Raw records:
____

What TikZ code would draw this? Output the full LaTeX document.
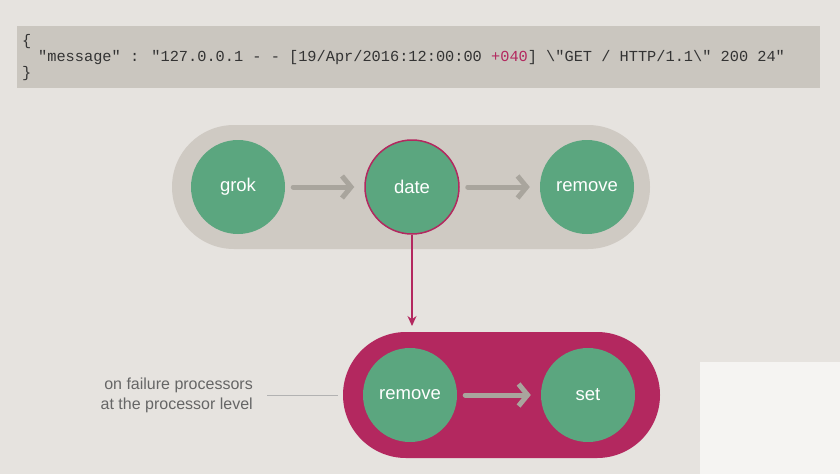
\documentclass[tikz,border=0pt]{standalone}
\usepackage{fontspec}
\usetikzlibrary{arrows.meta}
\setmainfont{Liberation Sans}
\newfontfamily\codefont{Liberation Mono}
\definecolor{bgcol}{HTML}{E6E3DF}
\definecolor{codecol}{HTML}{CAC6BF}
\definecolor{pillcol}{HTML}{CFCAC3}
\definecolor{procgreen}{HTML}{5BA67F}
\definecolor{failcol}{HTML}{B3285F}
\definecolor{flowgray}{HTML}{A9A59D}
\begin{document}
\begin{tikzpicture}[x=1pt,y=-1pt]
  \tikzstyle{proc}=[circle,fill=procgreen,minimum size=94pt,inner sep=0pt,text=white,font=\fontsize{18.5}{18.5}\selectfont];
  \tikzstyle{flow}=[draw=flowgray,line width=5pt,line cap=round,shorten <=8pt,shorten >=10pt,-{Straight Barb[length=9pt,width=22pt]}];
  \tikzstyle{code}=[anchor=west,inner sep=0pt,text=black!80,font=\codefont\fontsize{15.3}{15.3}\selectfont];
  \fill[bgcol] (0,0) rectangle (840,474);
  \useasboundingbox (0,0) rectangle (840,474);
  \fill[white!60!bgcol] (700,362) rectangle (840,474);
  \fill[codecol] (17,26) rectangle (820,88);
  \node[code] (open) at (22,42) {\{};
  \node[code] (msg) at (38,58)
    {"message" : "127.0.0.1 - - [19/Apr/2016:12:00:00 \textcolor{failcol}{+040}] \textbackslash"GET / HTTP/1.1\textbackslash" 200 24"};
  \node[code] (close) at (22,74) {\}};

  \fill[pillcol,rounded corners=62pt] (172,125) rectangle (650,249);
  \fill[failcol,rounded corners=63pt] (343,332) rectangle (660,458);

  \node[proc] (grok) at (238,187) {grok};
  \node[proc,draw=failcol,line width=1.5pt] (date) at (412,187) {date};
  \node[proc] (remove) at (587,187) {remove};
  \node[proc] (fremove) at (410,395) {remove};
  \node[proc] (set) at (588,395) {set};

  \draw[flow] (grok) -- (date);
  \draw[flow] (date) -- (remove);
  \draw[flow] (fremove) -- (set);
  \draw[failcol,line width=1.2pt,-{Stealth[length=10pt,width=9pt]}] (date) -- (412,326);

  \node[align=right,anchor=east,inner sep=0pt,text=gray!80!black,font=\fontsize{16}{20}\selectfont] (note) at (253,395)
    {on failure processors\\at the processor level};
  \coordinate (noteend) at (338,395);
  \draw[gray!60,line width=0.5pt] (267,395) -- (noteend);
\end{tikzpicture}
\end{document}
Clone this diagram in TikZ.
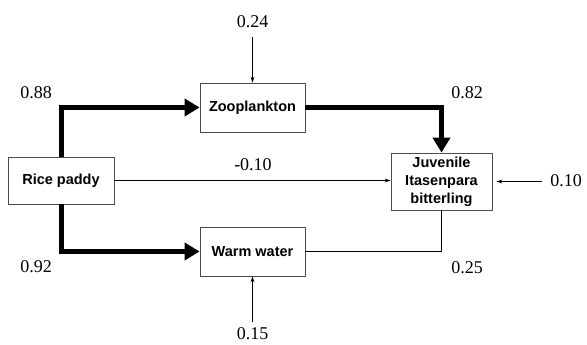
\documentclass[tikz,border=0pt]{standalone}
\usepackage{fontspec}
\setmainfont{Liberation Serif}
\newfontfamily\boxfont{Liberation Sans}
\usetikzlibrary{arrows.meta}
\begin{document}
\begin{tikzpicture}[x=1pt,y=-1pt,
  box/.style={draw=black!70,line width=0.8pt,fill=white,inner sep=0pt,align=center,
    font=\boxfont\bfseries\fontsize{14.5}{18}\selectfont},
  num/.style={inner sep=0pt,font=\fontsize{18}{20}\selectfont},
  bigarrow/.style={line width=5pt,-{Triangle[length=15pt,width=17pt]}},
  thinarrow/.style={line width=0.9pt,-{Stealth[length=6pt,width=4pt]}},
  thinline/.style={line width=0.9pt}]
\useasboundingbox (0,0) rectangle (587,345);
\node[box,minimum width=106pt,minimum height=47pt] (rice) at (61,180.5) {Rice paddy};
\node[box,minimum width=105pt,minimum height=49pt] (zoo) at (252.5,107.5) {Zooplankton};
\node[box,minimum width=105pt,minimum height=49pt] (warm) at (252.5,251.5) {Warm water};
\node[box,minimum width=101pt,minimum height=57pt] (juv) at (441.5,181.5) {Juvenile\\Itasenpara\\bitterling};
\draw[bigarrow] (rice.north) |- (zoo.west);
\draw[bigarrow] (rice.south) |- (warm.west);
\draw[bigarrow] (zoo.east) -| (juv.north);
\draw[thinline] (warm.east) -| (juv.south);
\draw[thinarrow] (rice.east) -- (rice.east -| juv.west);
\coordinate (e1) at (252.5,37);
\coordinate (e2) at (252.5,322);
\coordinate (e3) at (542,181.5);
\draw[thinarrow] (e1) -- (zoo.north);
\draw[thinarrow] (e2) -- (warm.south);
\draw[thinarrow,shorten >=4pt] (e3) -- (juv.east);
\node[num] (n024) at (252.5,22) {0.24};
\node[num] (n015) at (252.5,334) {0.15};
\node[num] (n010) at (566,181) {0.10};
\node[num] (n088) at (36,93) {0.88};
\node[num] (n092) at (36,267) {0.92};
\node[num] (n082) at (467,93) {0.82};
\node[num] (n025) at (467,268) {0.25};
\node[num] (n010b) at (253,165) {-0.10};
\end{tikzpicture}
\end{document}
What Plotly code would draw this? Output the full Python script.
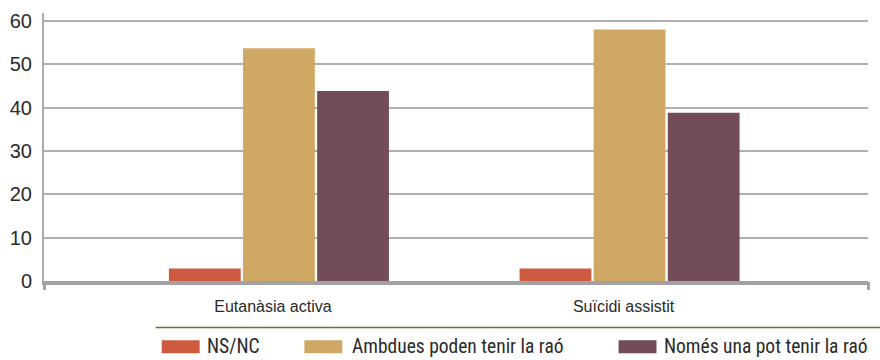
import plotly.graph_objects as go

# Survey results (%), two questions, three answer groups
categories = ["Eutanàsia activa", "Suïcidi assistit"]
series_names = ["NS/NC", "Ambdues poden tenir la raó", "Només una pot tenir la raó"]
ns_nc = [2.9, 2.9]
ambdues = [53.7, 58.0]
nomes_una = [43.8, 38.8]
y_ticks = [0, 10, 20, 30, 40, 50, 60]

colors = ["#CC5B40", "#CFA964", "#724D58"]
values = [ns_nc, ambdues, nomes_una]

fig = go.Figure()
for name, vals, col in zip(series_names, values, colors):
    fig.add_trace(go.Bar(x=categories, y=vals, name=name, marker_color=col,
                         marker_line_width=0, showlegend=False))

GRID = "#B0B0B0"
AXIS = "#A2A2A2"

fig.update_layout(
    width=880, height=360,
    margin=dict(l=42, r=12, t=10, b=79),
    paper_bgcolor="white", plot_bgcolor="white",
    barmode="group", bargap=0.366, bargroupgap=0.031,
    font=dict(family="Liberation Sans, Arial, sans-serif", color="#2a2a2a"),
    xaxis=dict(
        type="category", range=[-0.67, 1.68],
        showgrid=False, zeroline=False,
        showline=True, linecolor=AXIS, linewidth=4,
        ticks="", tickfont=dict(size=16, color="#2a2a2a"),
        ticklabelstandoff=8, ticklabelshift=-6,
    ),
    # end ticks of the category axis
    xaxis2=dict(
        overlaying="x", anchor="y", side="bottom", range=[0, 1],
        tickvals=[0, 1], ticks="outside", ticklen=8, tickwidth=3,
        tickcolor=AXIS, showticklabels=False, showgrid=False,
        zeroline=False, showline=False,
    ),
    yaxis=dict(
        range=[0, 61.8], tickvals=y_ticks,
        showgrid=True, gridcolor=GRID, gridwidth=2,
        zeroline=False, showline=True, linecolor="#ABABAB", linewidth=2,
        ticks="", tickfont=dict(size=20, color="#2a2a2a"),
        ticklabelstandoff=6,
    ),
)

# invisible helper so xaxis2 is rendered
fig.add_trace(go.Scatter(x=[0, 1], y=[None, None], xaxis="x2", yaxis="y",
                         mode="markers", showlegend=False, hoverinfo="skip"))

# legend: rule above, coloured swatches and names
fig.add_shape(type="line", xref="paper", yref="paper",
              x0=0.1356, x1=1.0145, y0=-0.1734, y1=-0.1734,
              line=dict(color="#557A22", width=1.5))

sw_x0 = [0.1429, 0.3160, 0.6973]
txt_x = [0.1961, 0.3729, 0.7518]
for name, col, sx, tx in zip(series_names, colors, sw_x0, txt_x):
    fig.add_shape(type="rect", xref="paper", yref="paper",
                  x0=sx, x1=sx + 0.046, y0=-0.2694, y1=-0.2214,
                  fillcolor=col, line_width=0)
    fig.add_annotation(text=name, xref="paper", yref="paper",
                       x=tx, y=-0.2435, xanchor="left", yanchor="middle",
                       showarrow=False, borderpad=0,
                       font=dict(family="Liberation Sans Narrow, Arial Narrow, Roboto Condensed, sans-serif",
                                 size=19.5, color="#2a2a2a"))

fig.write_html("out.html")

____

• **Set problem**
Reproduce, word for word, only the lines in the records above from the line with "What Plotly code" through the line with "marker_line_width=0, showlegend=False))", including both ends; omit the pictures.

• **Solution**
What Plotly code would draw this? Output the full Python script.
import plotly.graph_objects as go

# Survey results (%), two questions, three answer groups
categories = ["Eutanàsia activa", "Suïcidi assistit"]
series_names = ["NS/NC", "Ambdues poden tenir la raó", "Només una pot tenir la raó"]
ns_nc = [2.9, 2.9]
ambdues = [53.7, 58.0]
nomes_una = [43.8, 38.8]
y_ticks = [0, 10, 20, 30, 40, 50, 60]

colors = ["#CC5B40", "#CFA964", "#724D58"]
values = [ns_nc, ambdues, nomes_una]

fig = go.Figure()
for name, vals, col in zip(series_names, values, colors):
    fig.add_trace(go.Bar(x=categories, y=vals, name=name, marker_color=col,
                         marker_line_width=0, showlegend=False))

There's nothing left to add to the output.